Best friends Stephanie (Amber Heard) and Ellie (Odette Yustman) decide to spend the final days of an Argentinian cycling holiday separated from their group and hanging out and getting drunk in a remote rural village. After getting to know a couple of the locals and a fellow American, Michael (Karl Urban), on their first night the pair are feeling a little hungover the following day and head to a nearby waterfall to recuperate. Following an argument about the previous night, mostly surrounding Ellie’s promiscuity and Stephanie’s chastity, Stephanie rides off leaving Ellie alone. After cooling off Stephanie decides to return but Ellie has disappeared. Fearing something dreadful might have happened to Ellie Stephanie begins searching and uncovers a dark side to the rural village.

Making a film is not an easy task. Not just successfully making a film of quality, although that’s certainly not a simple and unproblematic goal to achieve, simply writing a film, shooting a film, editing a film and getting it in front of an audience takes hard work. The basic production and distribution of a feature film is a large undertaking and one that takes a lot of dedication and a serious investment on the part of those involved. One of the most baffling things therefore about And Soon The Darkness and many films of the same ilk is why did anyone bother.

This might sound like a childish and flippant dismissal but it is meant in a serious way and made with a genuine consideration of the film’s strengths and weaknesses. It is not to say that everything about the film is lacking in any quality at all, Heard is pretty adequate in the underwritten role of Stephanie for instance, or to suggest that the filmmakers shouldn’t have bothered. It is just intriguing to wonder why the film was ever made. Many motivations come in to play around a film’s production. To name just a few, there is the burning desire to tell a particular story, the uncontrollable urge to express something through art, the attempt to try something new or different and of course the belief that you can make a decent profit. The motivations of the filmmakers tend to bleed into a film thereby making them (or a rough idea of them) relatively easily identifiable to even the most uninterested viewer.

It is strange therefore to watch And Soon The Darkness and find no discernible motivation.
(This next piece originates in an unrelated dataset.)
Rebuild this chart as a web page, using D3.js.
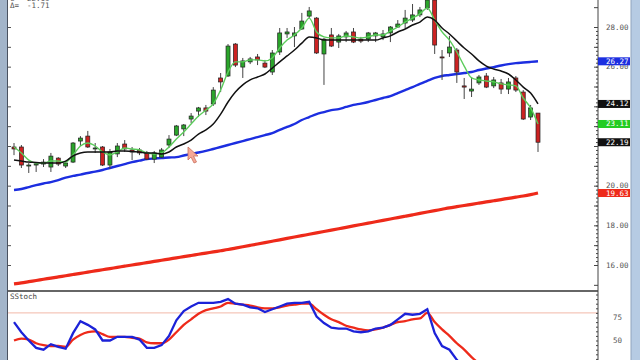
<!DOCTYPE html>
<html>
<head>
<meta charset="utf-8">
<script src="https://cdn.jsdelivr.net/npm/d3@7"></script>
<style>
  body { margin: 0; background: #fff; }
  svg { display: block; }
  .lbl { font-family: "DejaVu Sans Mono", monospace; font-size: 7.5px; fill: #555; }
</style>
</head>
<body>
<div id="chart"></div>
<script>
// PRICE DATA (one entry per session)
const opens  = [21.95,21.95,20.99,21.04,21.09,20.94,21.39,20.99,21.19,22.25,22.50,21.85,21.95,21.04,21.60,22.10,21.80,21.80,21.65,21.34,21.44,22.05,22.55,22.86,23.36,23.76,23.92,24.12,25.43,25.53,27.14,25.98,26.24,26.49,26.18,25.73,26.74,27.65,27.55,27.90,28.55,28.45,26.64,27.60,27.24,27.50,27.75,27.39,27.39,27.55,27.50,27.70,28.00,28.20,28.35,28.61,28.96,29.36,26.49,26.69,26.84,25.03,24.77,25.18,25.53,25.03,25.18,24.87,25.43,24.72,23.46,23.66];
const highs  = [22.15,22.05,21.14,21.14,21.34,21.65,21.44,21.19,22.20,22.50,22.76,22.15,22.00,21.85,22.15,22.30,21.95,21.90,21.75,21.75,21.90,22.55,23.06,23.11,23.66,23.97,24.07,24.97,25.68,27.14,27.19,26.44,26.49,26.64,26.34,26.84,27.95,27.95,28.00,28.71,29.01,28.50,27.45,27.95,27.65,27.80,27.95,27.50,27.75,27.75,27.85,28.05,28.35,28.86,29.16,29.01,29.80,29.60,26.84,27.55,26.94,25.43,25.48,25.58,25.68,25.48,25.38,25.43,25.53,24.82,24.07,23.66];
const lows   = [21.54,20.89,20.64,20.69,20.94,20.69,20.99,20.89,21.14,22.00,21.90,21.65,20.99,20.84,21.44,21.70,21.29,21.54,21.29,21.14,21.39,21.90,22.50,22.50,23.16,23.46,23.56,24.02,24.72,25.48,25.98,25.43,26.13,26.08,25.93,25.58,26.59,27.45,26.99,27.85,28.45,26.64,25.08,26.99,26.94,27.24,27.19,27.19,27.24,27.24,27.34,27.24,27.95,27.95,28.25,28.50,28.86,26.64,25.33,26.49,25.18,24.37,24.47,25.08,24.92,24.92,24.62,24.62,24.72,23.31,23.31,21.70];
const closes = [21.85,21.04,21.04,21.10,21.19,21.49,21.09,21.14,22.15,22.40,21.95,21.90,21.04,21.70,22.00,21.85,21.70,21.65,21.34,21.65,21.80,22.35,23.01,23.06,23.51,23.92,23.76,24.82,25.23,27.04,26.08,26.29,26.39,26.34,25.98,26.69,27.70,27.75,27.70,28.30,28.81,26.69,27.39,27.04,27.55,27.70,27.24,27.29,27.70,27.70,27.65,28.00,28.15,28.45,28.61,28.86,29.36,27.09,26.44,26.99,25.73,24.97,24.87,25.48,24.97,25.33,24.87,25.23,24.82,23.36,23.92,22.19];

// MOVING AVERAGES
const maFast = [21.95,21.65,21.29,21.14,21.14,21.24,21.24,21.19,21.55,22.00,22.15,22.00,21.70,21.55,21.70,21.90,21.85,21.80,21.65,21.60,21.65,21.95,22.35,22.71,23.11,23.51,23.81,24.12,24.82,25.73,26.24,26.24,26.34,26.34,26.29,26.44,26.94,27.34,27.60,27.95,28.45,27.75,27.50,27.45,27.45,27.55,27.50,27.45,27.50,27.60,27.60,27.80,28.00,28.25,28.45,28.66,28.96,28.35,27.75,27.34,26.74,26.03,25.43,25.33,25.28,25.23,25.13,25.08,25.03,24.42,23.92,23.11];
const maMid  = [21.29,21.24,21.19,21.17,21.14,21.14,21.14,21.24,21.50,21.65,21.70,21.70,21.70,21.70,21.75,21.75,21.72,21.70,21.65,21.65,21.60,21.70,21.95,22.10,22.30,22.60,22.81,23.11,23.61,24.22,24.72,25.08,25.33,25.48,25.63,25.93,26.24,26.54,26.84,27.19,27.50,27.45,27.34,27.34,27.34,27.34,27.34,27.34,27.34,27.34,27.45,27.55,27.75,27.90,28.10,28.25,28.50,28.35,27.95,27.65,27.29,26.94,26.64,26.29,26.03,25.88,25.78,25.63,25.33,24.97,24.67,24.12];
const ma50   = [19.78,19.83,19.93,20.03,20.11,20.18,20.28,20.41,20.49,20.56,20.64,20.71,20.79,20.89,20.99,21.09,21.19,21.26,21.34,21.37,21.39,21.42,21.44,21.52,21.60,21.67,21.75,21.85,21.95,22.05,22.15,22.25,22.35,22.45,22.55,22.65,22.81,22.96,23.11,23.31,23.46,23.61,23.71,23.81,23.86,23.97,24.07,24.14,24.22,24.32,24.42,24.52,24.67,24.82,24.97,25.13,25.28,25.43,25.53,25.58,25.63,25.68,25.73,25.83,25.91,25.98,26.06,26.13,26.18,26.21,26.24,26.27];
const ma200  = [15.05,15.10,15.16,15.22,15.28,15.34,15.40,15.46,15.52,15.58,15.64,15.70,15.76,15.82,15.88,15.94,16.00,16.06,16.12,16.18,16.24,16.30,16.36,16.42,16.48,16.54,16.60,16.66,16.72,16.78,16.85,16.92,16.99,17.06,17.13,17.20,17.27,17.34,17.41,17.48,17.55,17.62,17.69,17.76,17.83,17.90,17.97,18.04,18.11,18.18,18.25,18.32,18.39,18.46,18.53,18.60,18.67,18.74,18.81,18.88,18.94,19.00,19.06,19.12,19.18,19.24,19.30,19.36,19.42,19.48,19.55,19.63];

// SLOW STOCHASTIC
const stochK = [70,59,50,42,40,46,43,41,58,71,67,62,50,50,54,54,54,51,42,42,45,55,72,82,87,91,91,91,92,95,90,89,86,85,81,84,87,90,91,91,92,76,69,64,63,63,60,59,60,63,64,67,73,79,78,79,84,58,44,40,29,20,15,12,10,8,10,8,6,4,5,3];
const stochD = [50,52,51,47,45,44,44,43,51,56,59,60,57,54,54,54,53,52,48,47,47,51,59,67,73,79,83,85,87,91,90,89,88,86,85,85,86,88,89,90,90,84,78,73,70,66,64,62,61,62,64,67,70,71,73,74,80,70,62,55,47,40,32,25,19,14,11,9,8,7,6,5];

// AXIS TICKS (22.00 and 24.00 sit under the last-value flags)
const priceTicks = [16, 18, 20, 26, 28];
const stochTicks = [50, 75];
const stochLevel = 80;
const lastLabels = [
  { value: 26.27, color: '#1c2ee0', series: 'ma50' },
  { value: 24.12, color: '#111111', series: 'maMid' },
  { value: 23.11, color: '#22cc22', series: 'maFast' },
  { value: 22.19, color: '#111111', series: 'close' },
  { value: 19.63, color: '#ee2a1a', series: 'ma200' }
];

const W = 640, H = 360;
const left = 8, right = 598, divY = 291;

const svg = d3.select('#chart').append('svg')
  .attr('width', W).attr('height', H);

const idx = d3.range(closes.length);
const x = d3.scaleLinear().domain([0, closes.length - 1]).range([14, 538]);
const y = d3.scaleLinear().domain([16, 28]).range([265, 27]);
const ys = d3.scaleLinear().domain([0, 100]).range([386.5, 294.5]);

// clip areas
const defs = svg.append('defs');
defs.append('clipPath').attr('id', 'clipPrice')
  .append('rect').attr('x', left).attr('y', 0).attr('width', right - left).attr('height', divY);
defs.append('clipPath').attr('id', 'clipStoch')
  .append('rect').attr('x', left).attr('y', divY + 1).attr('width', right - left).attr('height', H - divY);

// window frame strips
svg.append('rect').attr('x', 0).attr('y', 0).attr('width', 7).attr('height', H).style('fill', '#a3b5ca');
svg.append('line').attr('x1', 7.5).attr('x2', 7.5).attr('y1', 0).attr('y2', H).style('stroke', '#4a5260');
svg.append('rect').attr('x', 631).attr('y', 0).attr('width', 9).attr('height', H).style('fill', '#b6cbe3');
svg.append('line').attr('x1', 631).attr('x2', 631).attr('y1', 0).attr('y2', H).style('stroke', '#8fa4bd');

// left tick marks
svg.append('g').attr('transform', 'translate(' + left + ',0)')
  .call(d3.axisRight(y).ticks(14).tickSize(3).tickFormat(''))
  .call(g => g.select('.domain').remove())
  .selectAll('line').style('stroke', '#555');

// PRICE PANEL
const price = svg.append('g').attr('clip-path', 'url(#clipPrice)');

const line = function(arr, scale) {
  return d3.line().x((d, i) => x(i)).y(d => scale(d)).curve(d3.curveMonotoneX)(arr);
};

price.append('path').attr('d', line(ma200, y))
  .style('fill', 'none').style('stroke', '#ee2a1a').style('stroke-width', 3.2);
price.append('path').attr('d', line(ma50, y))
  .style('fill', 'none').style('stroke', '#1c2ee0').style('stroke-width', 2.4);

// candles
const candles = price.selectAll('.candle').data(idx).enter().append('g').attr('class', 'candle');
candles.append('line')
  .attr('x1', i => x(i)).attr('x2', i => x(i))
  .attr('y1', i => y(highs[i])).attr('y2', i => y(lows[i]))
  .style('stroke', '#444').style('stroke-width', 1);
candles.append('rect')
  .attr('x', i => x(i) - 2)
  .attr('width', 4)
  .attr('y', i => y(Math.max(opens[i], closes[i])))
  .attr('height', i => Math.max(1, Math.abs(y(opens[i]) - y(closes[i]))))
  .style('fill', i => closes[i] >= opens[i] ? '#2aa52a' : '#cc2222')
  .style('stroke', '#222').style('stroke-width', 0.7);

price.append('path').attr('d', line(maFast, y))
  .style('fill', 'none').style('stroke', '#5ccc5c').style('stroke-width', 1.4);
price.append('path').attr('d', line(maMid, y))
  .style('fill', 'none').style('stroke', '#111').style('stroke-width', 1.5);

// mouse pointer
svg.append('path')
  .attr('d', 'M188,147 L188,160 L191,157 L194,163 L196.5,162 L193.5,156 L198,156 Z')
  .style('fill', '#f6a896').style('stroke', '#c8705e').style('stroke-width', 0.8);

// top-left readout
svg.append('text').attr('class', 'lbl').attr('x', 10).attr('y', 1).text('C=');
svg.append('text').attr('class', 'lbl').attr('x', 27).attr('y', 1).text('22.19');
svg.append('text').attr('class', 'lbl').attr('x', 10).attr('y', 8).text('\u0394=');
svg.append('text').attr('class', 'lbl').attr('x', 27).attr('y', 8).text('-1.71');

// STOCH PANEL
svg.append('line').attr('x1', left).attr('x2', right).attr('y1', divY).attr('y2', divY)
  .style('stroke', '#333').style('stroke-width', 1.3);
svg.append('line').attr('x1', left).attr('x2', right).attr('y1', ys(stochLevel)).attr('y2', ys(stochLevel))
  .style('stroke', '#f2b9a8').style('stroke-width', 1);
svg.append('text').attr('class', 'lbl').attr('x', 10).attr('y', 299).style('fill', '#444').text('SStoch');

const stoch = svg.append('g').attr('clip-path', 'url(#clipStoch)');
stoch.append('path').attr('d', line(stochD, ys))
  .style('fill', 'none').style('stroke', '#ee2a1a').style('stroke-width', 2.3);
stoch.append('path').attr('d', d3.line().x((d, i) => x(i)).y(d => ys(d))(stochK))
  .style('fill', 'none').style('stroke', '#1c22d8').style('stroke-width', 2.3);

// RIGHT AXIS
svg.append('line').attr('x1', right).attr('x2', right).attr('y1', 0).attr('y2', H)
  .style('stroke', '#444').style('stroke-width', 1);
svg.append('g').attr('transform', 'translate(' + right + ',0)')
  .call(d3.axisLeft(y).ticks(60).tickSize(2).tickFormat(''))
  .call(g => g.select('.domain').remove())
  .selectAll('line').style('stroke', '#444');
svg.append('g').attr('transform', 'translate(' + right + ',0)')
  .call(d3.axisLeft(y).tickValues(d3.range(15, 30)).tickSize(4).tickFormat(''))
  .call(g => g.select('.domain').remove())
  .selectAll('line').style('stroke', '#444');
svg.append('g').attr('transform', 'translate(' + right + ',0)')
  .call(d3.axisLeft(ys).ticks(20).tickSize(2).tickFormat(''))
  .call(g => g.selectAll('.tick').filter(d => ys(d) < divY + 1).remove())
  .call(g => g.select('.domain').remove())
  .selectAll('line').style('stroke', '#444');

svg.selectAll('.plabel').data(priceTicks).enter().append('text')
  .attr('class', 'lbl').attr('x', 606).attr('y', d => y(d) + 2.5).text(d => d3.format('.2f')(d));
svg.selectAll('.slabel').data(stochTicks).enter().append('text')
  .attr('class', 'lbl').attr('x', 613).attr('y', d => ys(d) + 2.5).text(d => d);

// last value flags
const flags = svg.selectAll('.flag').data(lastLabels).enter().append('g');
flags.append('rect')
  .attr('x', right).attr('y', d => y(d.value) - 4).attr('width', 32).attr('height', 8)
  .style('fill', d => d.color);
flags.append('text')
  .attr('class', 'lbl').attr('x', 606).attr('y', d => y(d.value) + 2.5)
  .style('fill', '#fff').text(d => d3.format('.2f')(d.value));
</script>
</body>
</html>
Films do not necessarily need to have some grand purpose, a deep and profound point to them, but you do have to wonder why someone would spend so much time, effort and money on something for no apparent purpose at all. And Soon The Darkness doesn’t appear to have any real commercial aspirations, they would have changed the clunky title for a start (although it shares this with the original film of which it is a loose remake), as aside from being reasonably easily marketable to the loyal but often short changed horror crowd it has little to make it stand out from any other film in an already overstuffed genre.

So does it work simply as an effective shocker, filled with thrills and exciting scares? Far from it. The film is moribund from the outset, leadenly paced and lacking in anything close to effective tension. Key to the success of any film is the competency of all the mechanics of filmmaking. A ‘genre’ director such as John Carpenter, for instance, understands how cinema works and his films, with a couple of exceptions, follow tried and tested techniques to ensure the story is told in a expert way and the audience is effectively engaged with what they are viewing. When Michael Myers gets up in Halloween it’s not just random luck and the idea that it will ‘look cool’ that makes it so effective, it’s careful framing, editing, scoring and so on.
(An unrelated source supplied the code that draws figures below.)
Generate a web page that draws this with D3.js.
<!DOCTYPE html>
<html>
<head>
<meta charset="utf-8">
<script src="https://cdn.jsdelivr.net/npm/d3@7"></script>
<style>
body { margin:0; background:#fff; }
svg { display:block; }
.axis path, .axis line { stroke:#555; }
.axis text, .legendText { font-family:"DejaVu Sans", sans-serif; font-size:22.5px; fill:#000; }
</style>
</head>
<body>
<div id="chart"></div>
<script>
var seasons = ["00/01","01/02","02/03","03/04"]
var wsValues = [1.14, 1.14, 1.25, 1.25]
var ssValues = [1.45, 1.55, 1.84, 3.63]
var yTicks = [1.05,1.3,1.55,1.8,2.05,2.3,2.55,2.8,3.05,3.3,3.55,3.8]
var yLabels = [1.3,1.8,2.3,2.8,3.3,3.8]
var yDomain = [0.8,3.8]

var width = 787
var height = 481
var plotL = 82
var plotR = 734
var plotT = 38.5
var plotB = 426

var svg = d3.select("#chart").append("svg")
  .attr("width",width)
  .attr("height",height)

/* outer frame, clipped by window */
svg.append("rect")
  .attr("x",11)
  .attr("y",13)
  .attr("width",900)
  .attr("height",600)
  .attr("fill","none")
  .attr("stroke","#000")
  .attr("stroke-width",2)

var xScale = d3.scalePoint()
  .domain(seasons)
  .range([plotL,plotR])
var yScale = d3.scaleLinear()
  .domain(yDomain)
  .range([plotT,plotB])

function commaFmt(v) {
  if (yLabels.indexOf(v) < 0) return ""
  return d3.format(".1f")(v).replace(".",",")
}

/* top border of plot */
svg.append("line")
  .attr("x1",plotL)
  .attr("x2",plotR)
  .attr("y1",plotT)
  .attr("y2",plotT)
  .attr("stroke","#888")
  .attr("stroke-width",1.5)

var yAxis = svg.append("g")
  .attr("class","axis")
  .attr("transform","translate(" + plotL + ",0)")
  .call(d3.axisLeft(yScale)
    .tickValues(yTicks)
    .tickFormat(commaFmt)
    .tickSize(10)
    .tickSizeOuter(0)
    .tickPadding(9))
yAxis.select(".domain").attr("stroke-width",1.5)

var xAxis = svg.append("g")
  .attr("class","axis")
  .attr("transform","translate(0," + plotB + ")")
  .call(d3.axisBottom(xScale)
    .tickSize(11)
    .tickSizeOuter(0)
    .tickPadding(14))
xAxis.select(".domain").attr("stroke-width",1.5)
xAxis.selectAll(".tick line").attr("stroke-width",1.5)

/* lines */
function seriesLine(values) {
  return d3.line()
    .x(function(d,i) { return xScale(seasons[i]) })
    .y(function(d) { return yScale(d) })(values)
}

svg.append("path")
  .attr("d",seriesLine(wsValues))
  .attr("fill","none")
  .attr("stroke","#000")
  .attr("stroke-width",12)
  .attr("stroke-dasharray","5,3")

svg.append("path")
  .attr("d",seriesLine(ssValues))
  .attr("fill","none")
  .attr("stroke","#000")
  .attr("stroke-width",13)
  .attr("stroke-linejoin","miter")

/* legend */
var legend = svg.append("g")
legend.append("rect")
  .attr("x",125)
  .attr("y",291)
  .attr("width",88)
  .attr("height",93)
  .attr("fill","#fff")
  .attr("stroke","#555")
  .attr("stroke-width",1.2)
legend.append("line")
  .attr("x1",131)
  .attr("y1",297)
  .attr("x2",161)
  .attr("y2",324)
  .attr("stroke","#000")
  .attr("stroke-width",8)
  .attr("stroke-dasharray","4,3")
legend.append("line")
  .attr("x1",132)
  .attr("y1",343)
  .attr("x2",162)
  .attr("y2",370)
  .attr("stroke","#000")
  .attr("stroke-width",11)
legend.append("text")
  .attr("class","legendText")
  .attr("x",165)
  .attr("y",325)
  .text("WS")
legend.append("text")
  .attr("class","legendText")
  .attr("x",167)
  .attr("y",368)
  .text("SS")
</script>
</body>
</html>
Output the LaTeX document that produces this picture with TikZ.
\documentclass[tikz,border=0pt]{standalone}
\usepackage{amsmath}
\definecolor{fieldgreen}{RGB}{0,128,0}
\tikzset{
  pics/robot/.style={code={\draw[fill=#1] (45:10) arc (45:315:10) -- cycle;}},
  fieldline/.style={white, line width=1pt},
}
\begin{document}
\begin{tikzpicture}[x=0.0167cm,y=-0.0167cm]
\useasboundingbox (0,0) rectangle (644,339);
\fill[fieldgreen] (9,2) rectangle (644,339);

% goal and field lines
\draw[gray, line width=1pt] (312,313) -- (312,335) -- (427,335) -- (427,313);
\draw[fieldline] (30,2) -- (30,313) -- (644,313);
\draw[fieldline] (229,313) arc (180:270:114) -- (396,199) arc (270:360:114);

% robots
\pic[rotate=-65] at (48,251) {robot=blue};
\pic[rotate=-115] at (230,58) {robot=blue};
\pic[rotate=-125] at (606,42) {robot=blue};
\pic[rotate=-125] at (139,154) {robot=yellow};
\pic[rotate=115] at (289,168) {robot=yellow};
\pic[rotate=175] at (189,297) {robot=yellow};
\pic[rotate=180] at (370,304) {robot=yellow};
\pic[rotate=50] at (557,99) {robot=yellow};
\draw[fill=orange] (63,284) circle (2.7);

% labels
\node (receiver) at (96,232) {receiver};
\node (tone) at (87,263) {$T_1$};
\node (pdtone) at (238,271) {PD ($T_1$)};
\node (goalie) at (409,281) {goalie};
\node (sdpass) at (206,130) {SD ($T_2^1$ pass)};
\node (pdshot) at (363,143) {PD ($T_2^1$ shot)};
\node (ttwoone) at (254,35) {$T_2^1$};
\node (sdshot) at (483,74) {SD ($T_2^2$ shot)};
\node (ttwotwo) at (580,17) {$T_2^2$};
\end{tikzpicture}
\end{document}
And Soon The Darkness seems to pay little attention to these important details of filmmaking. Sure, there are observing POV shots and other such techniques but there is little consistency or competency in their use. When Stephanie and Ellie strip down to their bikinis in the scene by the waterfall the camera lingers over their bodies it does not seem motivated by an attempt at engaging with ideas surrounding complicit scopophilia or even to try for some commercial titillation, the scene just seems to be there because that’s the kind of scene you put in a film ‘like this’ and that’s kind of how people normally shoot it.
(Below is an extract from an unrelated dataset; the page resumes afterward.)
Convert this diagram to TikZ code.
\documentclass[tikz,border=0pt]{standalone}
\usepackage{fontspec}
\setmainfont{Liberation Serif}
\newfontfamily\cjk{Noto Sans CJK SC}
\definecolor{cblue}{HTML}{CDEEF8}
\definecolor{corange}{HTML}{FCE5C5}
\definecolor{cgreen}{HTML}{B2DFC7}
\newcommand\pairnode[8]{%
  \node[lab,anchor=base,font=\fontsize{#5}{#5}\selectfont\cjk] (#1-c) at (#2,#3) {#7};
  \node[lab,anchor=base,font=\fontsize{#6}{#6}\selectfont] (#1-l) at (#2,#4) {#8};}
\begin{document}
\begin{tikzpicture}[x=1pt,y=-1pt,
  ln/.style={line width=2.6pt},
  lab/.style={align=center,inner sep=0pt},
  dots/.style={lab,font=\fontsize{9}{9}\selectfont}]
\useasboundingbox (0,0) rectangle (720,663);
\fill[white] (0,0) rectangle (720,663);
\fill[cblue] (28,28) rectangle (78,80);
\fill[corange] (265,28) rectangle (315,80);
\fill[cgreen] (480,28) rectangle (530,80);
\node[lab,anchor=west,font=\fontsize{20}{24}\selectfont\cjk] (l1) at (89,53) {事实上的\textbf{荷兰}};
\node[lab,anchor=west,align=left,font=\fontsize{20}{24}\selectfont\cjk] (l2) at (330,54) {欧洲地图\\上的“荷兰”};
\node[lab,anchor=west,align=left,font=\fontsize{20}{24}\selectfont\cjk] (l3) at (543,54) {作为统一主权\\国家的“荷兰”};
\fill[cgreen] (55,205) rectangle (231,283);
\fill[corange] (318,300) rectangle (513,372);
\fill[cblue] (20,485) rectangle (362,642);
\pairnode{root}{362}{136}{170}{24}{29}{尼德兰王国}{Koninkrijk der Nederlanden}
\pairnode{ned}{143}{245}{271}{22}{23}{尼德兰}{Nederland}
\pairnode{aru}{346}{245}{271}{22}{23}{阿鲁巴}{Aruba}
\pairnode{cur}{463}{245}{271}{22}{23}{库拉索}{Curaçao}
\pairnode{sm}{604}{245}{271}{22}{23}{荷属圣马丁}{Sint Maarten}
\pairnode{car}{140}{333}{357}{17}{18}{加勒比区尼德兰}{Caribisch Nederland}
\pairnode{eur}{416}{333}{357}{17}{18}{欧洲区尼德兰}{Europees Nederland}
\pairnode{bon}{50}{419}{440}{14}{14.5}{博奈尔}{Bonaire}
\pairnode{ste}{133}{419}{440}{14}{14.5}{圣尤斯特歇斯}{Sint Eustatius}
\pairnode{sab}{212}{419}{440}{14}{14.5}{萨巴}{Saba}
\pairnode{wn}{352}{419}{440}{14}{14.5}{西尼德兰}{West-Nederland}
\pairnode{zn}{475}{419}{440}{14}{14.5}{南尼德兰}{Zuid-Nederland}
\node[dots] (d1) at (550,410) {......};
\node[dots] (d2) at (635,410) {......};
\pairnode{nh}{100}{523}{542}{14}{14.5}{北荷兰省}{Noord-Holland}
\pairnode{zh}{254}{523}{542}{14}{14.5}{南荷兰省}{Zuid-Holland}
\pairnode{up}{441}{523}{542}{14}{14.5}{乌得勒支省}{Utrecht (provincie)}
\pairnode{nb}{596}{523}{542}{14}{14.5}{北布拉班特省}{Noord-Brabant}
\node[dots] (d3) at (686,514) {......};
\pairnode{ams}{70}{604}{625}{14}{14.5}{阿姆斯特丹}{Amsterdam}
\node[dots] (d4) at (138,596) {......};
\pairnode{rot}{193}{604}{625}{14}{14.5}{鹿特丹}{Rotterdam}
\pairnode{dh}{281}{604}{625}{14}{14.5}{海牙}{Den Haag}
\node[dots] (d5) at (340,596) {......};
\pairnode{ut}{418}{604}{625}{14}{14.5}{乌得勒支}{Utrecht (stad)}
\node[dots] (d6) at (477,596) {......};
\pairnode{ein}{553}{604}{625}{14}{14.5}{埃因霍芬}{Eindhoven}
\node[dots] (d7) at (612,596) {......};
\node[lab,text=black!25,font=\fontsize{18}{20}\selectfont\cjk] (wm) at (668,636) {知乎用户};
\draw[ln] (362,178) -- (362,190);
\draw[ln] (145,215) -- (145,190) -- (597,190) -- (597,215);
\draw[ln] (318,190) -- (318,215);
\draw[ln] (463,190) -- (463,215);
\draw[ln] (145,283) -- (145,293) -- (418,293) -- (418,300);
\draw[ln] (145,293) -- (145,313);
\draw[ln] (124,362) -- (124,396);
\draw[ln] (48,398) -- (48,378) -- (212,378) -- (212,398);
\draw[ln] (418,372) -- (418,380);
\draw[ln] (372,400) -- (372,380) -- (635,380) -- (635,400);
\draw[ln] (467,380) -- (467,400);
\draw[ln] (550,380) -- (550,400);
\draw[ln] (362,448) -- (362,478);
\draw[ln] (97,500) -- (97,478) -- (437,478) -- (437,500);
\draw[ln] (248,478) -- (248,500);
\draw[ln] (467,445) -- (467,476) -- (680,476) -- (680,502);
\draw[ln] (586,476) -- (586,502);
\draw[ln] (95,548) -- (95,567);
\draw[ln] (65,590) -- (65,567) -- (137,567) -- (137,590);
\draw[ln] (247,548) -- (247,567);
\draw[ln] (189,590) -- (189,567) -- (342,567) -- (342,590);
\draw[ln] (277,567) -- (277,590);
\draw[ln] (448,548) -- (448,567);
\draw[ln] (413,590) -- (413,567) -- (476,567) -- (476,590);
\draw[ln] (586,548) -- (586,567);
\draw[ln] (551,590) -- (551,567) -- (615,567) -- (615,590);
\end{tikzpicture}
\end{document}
Later on the film also reaches what could have been a thrilling highpoint as Stephanie finds Ellie in a derelict building and attempts to rescue her from her tormentor. Hiding behind pillars Stephanie approaches the captor, all the time avoiding being seen by ducking between pillars. Any suspense in this scene disintegrates when little attention is observed to simple issues like eye-lines in the editing and shot composition (see the below for an example). The sound design is also so deliberately sparse, concealing the natural sounds that Stephanie would make as she moves, that it is far too clearly manipulated and sounds ridiculous as a result. Implausibility shatters any verisimilitude and robs the scene of what should make it tense and thrilling.

With no interesting ideas explored and the basics of making an entertaining film scarcely present the level to which And Soon The Darkness is bland is almost remarkable and like the hard to pin down motivations it is hard to pin down any idea of who an appreciative audience for this film might be.

And Soon The Darkness is available to buy or rent on DVD now.

The DVD features a short compilation of deleted scenes that reveal the even worse footage that was left on the cutting room floor and a trailer for the film. The picture and sound quality on the DVD is adequate.